Dagmar Herzog
Position: Distinguished Professor
Program: History
Campus Affiliation: Graduate Center
Phone: (212) 817-8468
Degrees/Diplomas: Ph.D. Brown University
Research Interests: Modern European; History of Sexuality; History of Religion
Dagmar Herzog, appointed to the Graduate Center in August 2005, conducts transnational and comparative research on how religion and secularization have affected social and political developments in modern Europe. An expert on the histories of Nazism and the Holocaust and their aftermath, she gives particular attention in her research to methodological innovations in critical source analysis and in gender and sexuality studies.
 
Herzog is the author of Sexuality in Europe: A Twentieth-Century History (2011); Sex in Crisis: The New Sexual Revolution and the Future of American Politics (2008); Sex after Fascism: Memory and Morality in Twentieth-Century Germany (2005), which has been translated into German and Japanese; and Intimacy and Exclusion: Religious Politics in Pre-Revolutionary Baden (1996).

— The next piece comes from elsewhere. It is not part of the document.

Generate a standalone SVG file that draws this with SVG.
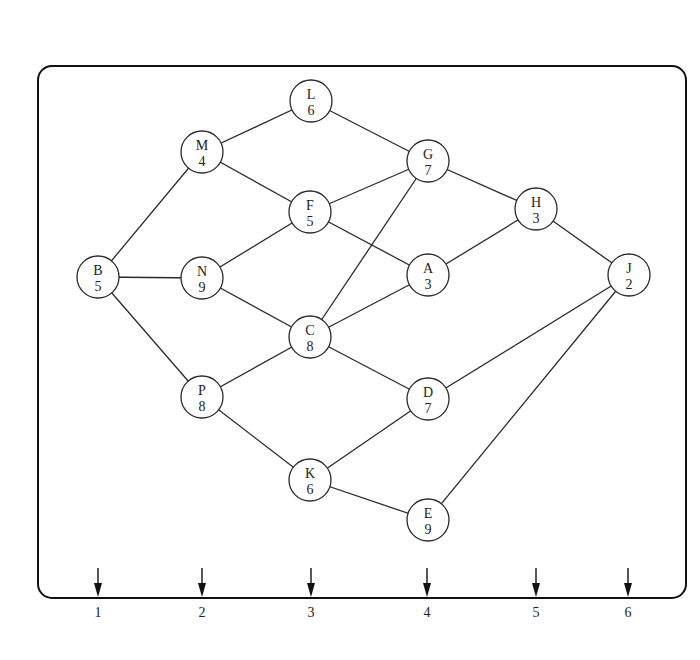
<svg xmlns="http://www.w3.org/2000/svg" width="700" height="660" viewBox="0 0 700 660">
<defs>
<style>
.edge{stroke:#2a2a2a;stroke-width:1.3;fill:none}
.node circle{fill:#fff;stroke:#2a2a2a;stroke-width:1.3}
text{font-family:"Liberation Serif","Times New Roman",serif;font-size:14px;fill:#222;text-anchor:middle}
.tick{stroke:#111;stroke-width:1.4}
</style>
</defs>
<rect width="700" height="660" fill="#fff"/>
<rect x="38" y="66" width="648" height="532" rx="14" ry="14" fill="none" stroke="#111" stroke-width="2"/>
<g id="connectors">
<line class="edge" x1="98" y1="277" x2="202" y2="152"/>
<line class="edge" x1="98" y1="277" x2="202" y2="278"/>
<line class="edge" x1="98" y1="277" x2="202" y2="397"/>
<line class="edge" x1="202" y1="152" x2="311" y2="101"/>
<line class="edge" x1="202" y1="152" x2="310" y2="212"/>
<line class="edge" x1="202" y1="278" x2="310" y2="212"/>
<line class="edge" x1="202" y1="278" x2="310" y2="337"/>
<line class="edge" x1="202" y1="397" x2="310" y2="337"/>
<line class="edge" x1="202" y1="397" x2="310" y2="480"/>
<line class="edge" x1="311" y1="101" x2="428" y2="161"/>
<line class="edge" x1="310" y1="212" x2="428" y2="161"/>
<line class="edge" x1="310" y1="212" x2="428" y2="275"/>
<line class="edge" x1="310" y1="337" x2="428" y2="161"/>
<line class="edge" x1="310" y1="337" x2="428" y2="275"/>
<line class="edge" x1="310" y1="337" x2="428" y2="399"/>
<line class="edge" x1="310" y1="480" x2="428" y2="399"/>
<line class="edge" x1="310" y1="480" x2="428" y2="520"/>
<line class="edge" x1="428" y1="161" x2="536" y2="209"/>
<line class="edge" x1="428" y1="275" x2="536" y2="209"/>
<line class="edge" x1="536" y1="209" x2="629" y2="275"/>
<line class="edge" x1="428" y1="399" x2="629" y2="275"/>
<line class="edge" x1="428" y1="520" x2="629" y2="275"/>
</g>
<g id="node-B" class="node"><circle cx="98" cy="277" r="21"/><text x="98" y="275">B</text><text x="98" y="291">5</text></g>
<g id="node-M" class="node"><circle cx="202" cy="152" r="21"/><text x="202" y="150">M</text><text x="202" y="166">4</text></g>
<g id="node-N" class="node"><circle cx="202" cy="278" r="21"/><text x="202" y="276">N</text><text x="202" y="292">9</text></g>
<g id="node-P" class="node"><circle cx="202" cy="397" r="21"/><text x="202" y="395">P</text><text x="202" y="411">8</text></g>
<g id="node-L" class="node"><circle cx="311" cy="101" r="21"/><text x="311" y="99">L</text><text x="311" y="115">6</text></g>
<g id="node-F" class="node"><circle cx="310" cy="212" r="21"/><text x="310" y="210">F</text><text x="310" y="226">5</text></g>
<g id="node-C" class="node"><circle cx="310" cy="337" r="21"/><text x="310" y="335">C</text><text x="310" y="351">8</text></g>
<g id="node-K" class="node"><circle cx="310" cy="480" r="21"/><text x="310" y="478">K</text><text x="310" y="494">6</text></g>
<g id="node-G" class="node"><circle cx="428" cy="161" r="21"/><text x="428" y="159">G</text><text x="428" y="175">7</text></g>
<g id="node-A" class="node"><circle cx="428" cy="275" r="21"/><text x="428" y="273">A</text><text x="428" y="289">3</text></g>
<g id="node-D" class="node"><circle cx="428" cy="399" r="21"/><text x="428" y="397">D</text><text x="428" y="413">7</text></g>
<g id="node-E" class="node"><circle cx="428" cy="520" r="21"/><text x="428" y="518">E</text><text x="428" y="534">9</text></g>
<g id="node-H" class="node"><circle cx="536" cy="209" r="21"/><text x="536" y="207">H</text><text x="536" y="223">3</text></g>
<g id="node-J" class="node"><circle cx="629" cy="275" r="21"/><text x="629" y="273">J</text><text x="629" y="289">2</text></g>
<g id="axis">
<line class="tick" x1="98" y1="568" x2="98" y2="585"/><path d="M94,583 L102,583 L98,597 Z" fill="#111"/>
<line class="tick" x1="202" y1="568" x2="202" y2="585"/><path d="M198,583 L206,583 L202,597 Z" fill="#111"/>
<line class="tick" x1="311" y1="568" x2="311" y2="585"/><path d="M307,583 L315,583 L311,597 Z" fill="#111"/>
<line class="tick" x1="427" y1="568" x2="427" y2="585"/><path d="M423,583 L431,583 L427,597 Z" fill="#111"/>
<line class="tick" x1="536" y1="568" x2="536" y2="585"/><path d="M532,583 L540,583 L536,597 Z" fill="#111"/>
<line class="tick" x1="628" y1="568" x2="628" y2="585"/><path d="M624,583 L632,583 L628,597 Z" fill="#111"/>
<text x="98" y="617">1</text>
<text x="202" y="617">2</text>
<text x="311" y="617">3</text>
<text x="427" y="617">4</text>
<text x="536" y="617">5</text>
<text x="628" y="617">6</text>
</g>
</svg>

She has edited six anthologies, including After the History of Sexuality: German Genealogies With and Beyond Foucault (2012), with Helmut Puff and Scott Spector; Brutality and Desire: War and Sexuality in Europe’s Twentieth Century (2009); and Lessons and Legacies VII: The Holocaust in International Perspective (2007).
 
Herzog was awarded a 2012 John Simon Guggenheim Memorial Foundation Fellowship for a trans-Atlantic research project on the European and American histories of psychoanalysis, trauma, and desire. She has also received fellowships from the Shelby Cullom Davis Center for Historical Studies at Princeton University, the Ford Foundation, the School of Social Science at the Institute for Advanced Study, the Andrew W. Mellon Foundation, the American Council of Learned Societies, the Social Science Research Council, and the National Endowment for the Humanities. She is active in the work of the Holocaust Educational Foundation and serves as a member of the Board of Editors for the American Historical Review.